Entiéndaseme bien: sin duda ha sido así, pero resulta obligado plantearse el valor político de dicha movilización o, si se prefiere, el contenido de la ilusión en cuanto tal. Quienes tanto se complacen en señalar el carácter histórico de cuanto está ocurriendo, o dibujan analogías extravagantes con determinados momentos del pasado (por ejemplo, con los procesos de descolonización del Imperio Español), no deberían ser tan hipersensibles cuando se les advierte de paralelismos históricos mucho más pertinentes. Cualesquiera intransigentes, fanáticos e intolerantes (de los cruzados medievales a los jóvenes españoles que se alistaban voluntarios en la División Azul, pasando por todos los ejemplos que se les puedan ocurrir) se sienten ilusionadísimos ante la expectativa de alcanzar sus objetivos, pero a nadie en su sano juicio se le ocurriría sumarse a su causa solo por ello.

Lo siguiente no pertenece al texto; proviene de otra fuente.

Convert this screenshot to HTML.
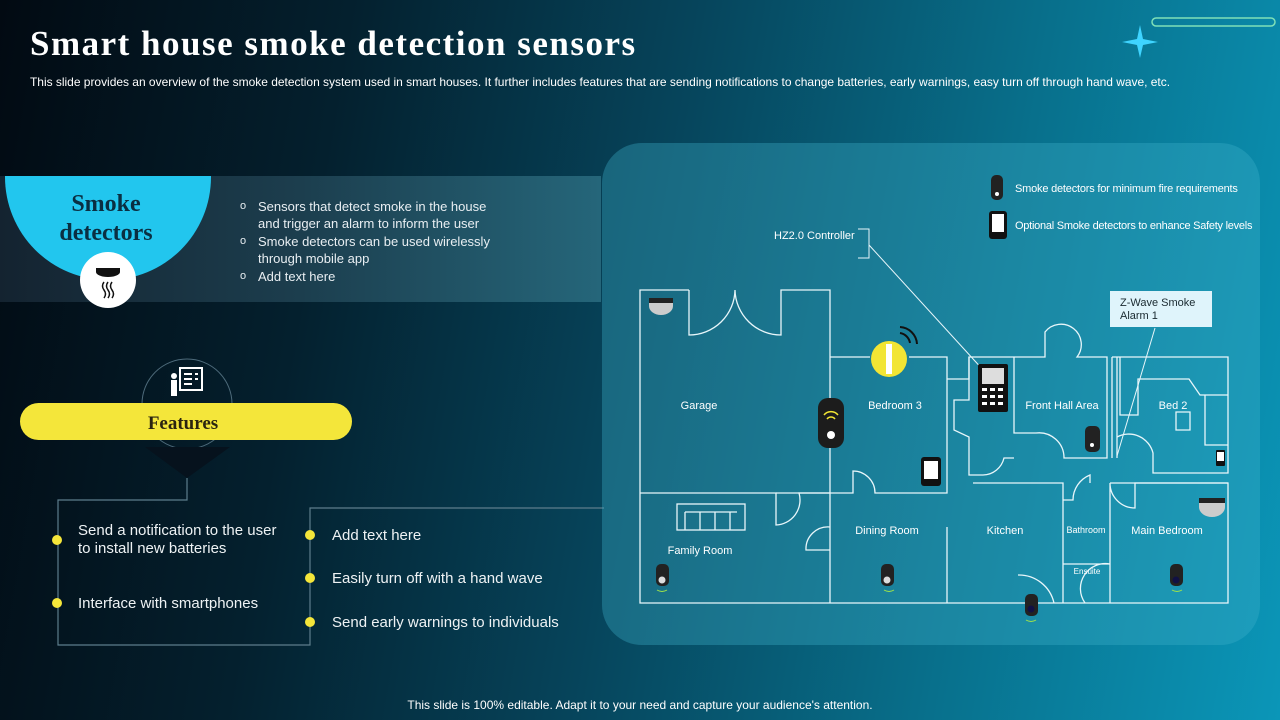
<!DOCTYPE html>
<html><head><meta charset="utf-8"><style>
*{margin:0;padding:0;box-sizing:border-box}
body{width:1280px;height:720px;overflow:hidden;position:relative;font-family:"Liberation Sans",sans-serif;
background:linear-gradient(100deg,#020a12 0%,#04202e 25%,#06455c 50%,#08708c 75%,#0b96b8 100%);color:#fff}
.abs{position:absolute}
h1{position:absolute;left:30px;top:24px;font-family:"Liberation Serif",serif;font-size:35px;font-weight:bold;letter-spacing:1.5px;white-space:nowrap}
.sub{left:30px;top:75px;font-size:12px;letter-spacing:-0.02px;white-space:nowrap}
.band{left:0;top:176px;width:601px;height:126px;background:linear-gradient(90deg,#142330 0%,#1c3e4e 50%,#25667a 100%)}
.half{left:5px;top:74px;width:206px;height:206px;border-radius:50%;background:#22c6ee;clip-path:inset(102px 0 0 0)}
ul{list-style:none}
.pts{left:240px;top:198px;font-size:13px;line-height:17px;color:#e8eef2}
.pts li{position:relative;padding-left:18px;margin-bottom:1px}
.pts li:before{content:"o";position:absolute;left:0;top:0;font-size:11px}
.feat{font-size:15px;color:#eef2f4;white-space:nowrap;line-height:18px}
.dot{position:absolute;width:10px;height:10px;border-radius:50%;background:#f5e63a}
</style></head><body>
<h1>Smart house smoke detection sensors</h1>
<div class="abs sub">This slide provides an overview of the smoke detection system used in smart houses. It further includes features that are sending notifications to change batteries, early warnings, easy turn off through hand wave, etc.</div>
<svg class="abs" style="left:0;top:0" width="1280" height="720">
<rect x="1152" y="18" width="123" height="8" rx="4" fill="none" stroke="#7fe0b8" stroke-width="1.5"/>
<path d="M1140 25 L1143 39 L1158 42 L1143 45 L1140 58 L1137 45 L1122 42 L1137 39Z" fill="#3fd4ff"/>
</svg>
<div class="abs band"></div>
<div class="abs half" style="top:74px"></div>
<div class="abs" style="left:26px;top:190px;width:160px;text-align:center;font-family:'Liberation Serif',serif;font-weight:bold;font-size:24px;line-height:29px;color:#0a2f42">Smoke<br>detectors</div>
<svg class="abs" style="left:78px;top:252px" width="60" height="60">
<circle cx="30" cy="28" r="28" fill="#fff"/>
<path d="M18 16 h24 v4 a12 5 0 0 1 -24 0z" fill="#111"/>
<path d="M26 30 q-3 4 0 8 q3 4 0 8 M30 30 q-3 4 0 8 q3 4 0 8 M34 30 q-3 4 0 8 q3 4 0 8" stroke="#111" stroke-width="1.5" fill="none"/>
</svg>
<ul class="abs pts">
<li>Sensors that detect smoke in the house<br>and trigger an alarm to inform the user</li>
<li>Smoke detectors can be used wirelessly<br>through mobile app</li>
<li>Add text here</li>
</ul>
<svg class="abs" style="left:0;top:0" width="610" height="720">
<circle cx="187" cy="404" r="45" fill="none" stroke="#4d6a7a" stroke-width="1"/>
<g fill="#fff"><circle cx="174" cy="376" r="3"/><rect x="171" y="380" width="6" height="16"/>
<rect x="180" y="368" width="22" height="22" fill="none" stroke="#fff" stroke-width="2"/>
<rect x="184" y="373" width="8" height="2"/><rect x="184" y="378" width="8" height="2"/><rect x="184" y="383" width="8" height="2"/>
<rect x="195" y="373" width="3" height="2"/><rect x="195" y="378" width="3" height="2"/></g>
<rect x="20" y="403" width="332" height="37" rx="18.5" fill="#f4e63a"/>
<text x="183" y="429" text-anchor="middle" font-family="Liberation Serif,serif" font-weight="bold" font-size="19" fill="#2a2410">Features</text>
<path d="M145 447 L230 447 L187 478Z" fill="#06121d"/>
<path d="M187 478 V500 H58 V645 H310 V508 H604" fill="none" stroke="#5d7d8c" stroke-width="1.2"/>
</svg>
<div class="dot" style="left:52px;top:535px"></div>
<div class="dot" style="left:52px;top:598px"></div>
<div class="dot" style="left:305px;top:530px"></div>
<div class="dot" style="left:305px;top:573px"></div>
<div class="dot" style="left:305px;top:617px"></div>
<div class="abs feat" style="left:78px;top:522px">Send a notification to the user<br>to install new batteries</div>
<div class="abs feat" style="left:78px;top:595px">Interface with smartphones</div>
<div class="abs feat" style="left:332px;top:527px">Add text here</div>
<div class="abs feat" style="left:332px;top:570px">Easily turn off with a hand wave</div>
<div class="abs feat" style="left:332px;top:614px">Send early warnings to individuals</div>

<svg class="abs" style="left:0;top:0" width="1280" height="720" font-family="Liberation Sans,sans-serif" font-size="11" fill="#fff">
<rect x="602" y="143" width="658" height="502" rx="40" fill="#3fb2cc" fill-opacity="0.35"/>
<g fill="none" stroke="#e8f6fa" stroke-width="1.3">
<path d="M689 290 H640 V603 H1228 V483 H1110"/>
<path d="M689 290 V335 A46 46 0 0 0 735 290 A46 46 0 0 0 781 335 V290 H830 V493"/>
<path d="M640 493 H776 V525 A25 25 0 0 0 799 493 H853 V471 A22 22 0 0 1 875 493 H947 V357 H909"/>
<path d="M830 357 H870"/>
<path d="M830 493 V603 M830 527 A22 22 0 0 0 806 550 H830 M830 493 H776"/>
<path d="M947 379 H969 V357 H1014 V357 H1045 V332 A20 20 0 0 1 1077 357 H1107 V458 H1064 A25 25 0 0 0 1036 433 H1014 V357"/>
<path d="M969 357 V400 H954 V430 L969 437 V475 L983 475 A22 22 0 0 0 1004 458 H1014"/>
<path d="M1112 357 H1228 V473 H1153 V453 A25 25 0 0 0 1117 437 M1120 357 V415 H1138 V379 H1189 L1200 395 H1228"/>
<path d="M1112 357 V458 M1117 357 V458 M1205 395 V445 H1228"/>
<path d="M973 483 H1063 V603 M1063 483 V500 H1073 A27 27 0 0 1 1090 475 V483 M1110 483 V603 M1110 483 A25 25 0 0 0 1135 508 V483 H1228 M1063 564 H1110 M1110 564 A25 25 0 0 0 1085 603"/>
<path d="M947 527 V603 M1018 575 A36 36 0 0 1 1054 603"/>
<rect x="677" y="504" width="68" height="26"/><path d="M685 512 H737 M685 512 V530 M700 512 V530 M715 512 V530 M730 512 V530"/>
<path d="M1176 412 h14 v18 h-14z"/>
</g>
<path d="M858 229 H869 V258 H858 M869 245 L985 372 M1155 328 L1117 456" fill="none" stroke="#e8f6fa" stroke-width="1"/>
<rect x="1110" y="291" width="102" height="36" fill="#dff4fb"/>
<text x="1120" y="306" fill="#1a2a30">Z-Wave Smoke</text><text x="1120" y="319" fill="#1a2a30">Alarm 1</text>
<text x="774" y="239">HZ2.0 Controller</text>
<rect x="991" y="175" width="12" height="25" rx="5" fill="#222"/><circle cx="997" cy="194" r="2" fill="#fff"/>
<text x="1015" y="192" letter-spacing="-0.2">Smoke detectors for minimum  fire requirements</text>
<rect x="989" y="211" width="18" height="28" rx="3" fill="#111"/><rect x="992" y="214" width="12" height="18" fill="#fff"/>
<text x="1015" y="229" letter-spacing="-0.25">Optional Smoke detectors to enhance Safety levels</text>
<g font-size="11">
<text x="699" y="409" text-anchor="middle">Garage</text>
<text x="895" y="409" text-anchor="middle">Bedroom 3</text>
<text x="1062" y="409" text-anchor="middle">Front Hall Area</text>
<text x="1173" y="409" text-anchor="middle">Bed 2</text>
<text x="700" y="554" text-anchor="middle">Family Room</text>
<text x="887" y="534" text-anchor="middle">Dining Room</text>
<text x="1005" y="534" text-anchor="middle">Kitchen</text>
<text x="1086" y="533" text-anchor="middle" font-size="9">Bathroom</text>
<text x="1167" y="534" text-anchor="middle">Main Bedroom</text>
<text x="1087" y="574" text-anchor="middle" font-size="8">Ensuite</text>
</g>
<circle cx="889" cy="359" r="18" fill="#f2e534"/><rect x="886" y="344" width="6" height="30" fill="#fff"/>
<path d="M900 333 a12 12 0 0 1 10 10 M900 327 a18 18 0 0 1 17 17" stroke="#111" stroke-width="2" fill="none"/>
<rect x="818" y="398" width="26" height="50" rx="10" fill="#1c1c1c"/><circle cx="831" cy="435" r="4" fill="#fff"/>
<path d="M824 415 a9 9 0 0 1 14 0 M827 419 a5 5 0 0 1 8 0" stroke="#f2e534" stroke-width="1.5" fill="none"/>
<rect x="978" y="364" width="30" height="48" rx="2" fill="#111"/><rect x="982" y="368" width="22" height="16" fill="#ddd"/>
<g fill="#fff"><rect x="982" y="388" width="5" height="3"/><rect x="990" y="388" width="5" height="3"/><rect x="998" y="388" width="5" height="3"/><rect x="982" y="395" width="5" height="3"/><rect x="990" y="395" width="5" height="3"/><rect x="998" y="395" width="5" height="3"/><rect x="982" y="402" width="5" height="3"/><rect x="990" y="402" width="5" height="3"/><rect x="998" y="402" width="5" height="3"/></g>
<rect x="921" y="457" width="20" height="29" rx="3" fill="#111"/><rect x="924" y="461" width="14" height="18" fill="#fff"/>
<rect x="1085" y="426" width="15" height="26" rx="5" fill="#222"/><circle cx="1092" cy="445" r="2" fill="#fff"/>
<rect x="1216" y="450" width="9" height="16" rx="1" fill="#111"/><rect x="1217" y="452" width="7" height="9" fill="#fff"/>
<path d="M649 300 h24 v6 a12 9 0 0 1 -24 0z" fill="#ccc"/><rect x="649" y="298" width="24" height="5" fill="#222"/>
<path d="M1199 500 h26 v7 a13 10 0 0 1 -26 0z" fill="#ccc"/><rect x="1199" y="498" width="26" height="5" fill="#222"/>
<g fill="#222"><rect x="656" y="564" width="13" height="22" rx="5"/><rect x="881" y="564" width="13" height="22" rx="5"/><rect x="1170" y="564" width="13" height="22" rx="5"/><rect x="1025" y="594" width="13" height="22" rx="5"/></g>
<g fill="#ddd"><circle cx="662" cy="580" r="3.5"/><circle cx="887" cy="580" r="3.5"/><circle cx="1176" cy="580" r="3.5" fill="#114"/><circle cx="1031" cy="609" r="3.5" fill="#114"/></g>
<g stroke="#9ee34a" fill="none"><path d="M657 590 q5 3 10 0 M884 590 q5 3 10 0 M1172 590 q5 3 10 0 M1026 620 q5 3 10 0"/></g>
</svg>
<div class="abs" style="left:0;top:698px;width:1280px;text-align:center;font-size:12px;color:#fff">This slide is 100% editable. Adapt it to your need and capture your audience's attention.</div>
</body></html>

Con otras palabras, ni la ilusión es un valor en sí mismo ni, menos aún, constituye la instancia última con la que dirimir entre diversas opciones programáticas. La política es discusión racional sobre fines colectivos en la plaza pública. No cabe, sin contradicción, apelar constantemente a la necesidad de la política y, al mismo tiempo, optar por la irracionalidad de la ilusión sin más. Porque si la indiferencia es mala, el unanimismo acrítico es, sin el menor género de dudas, mucho peor.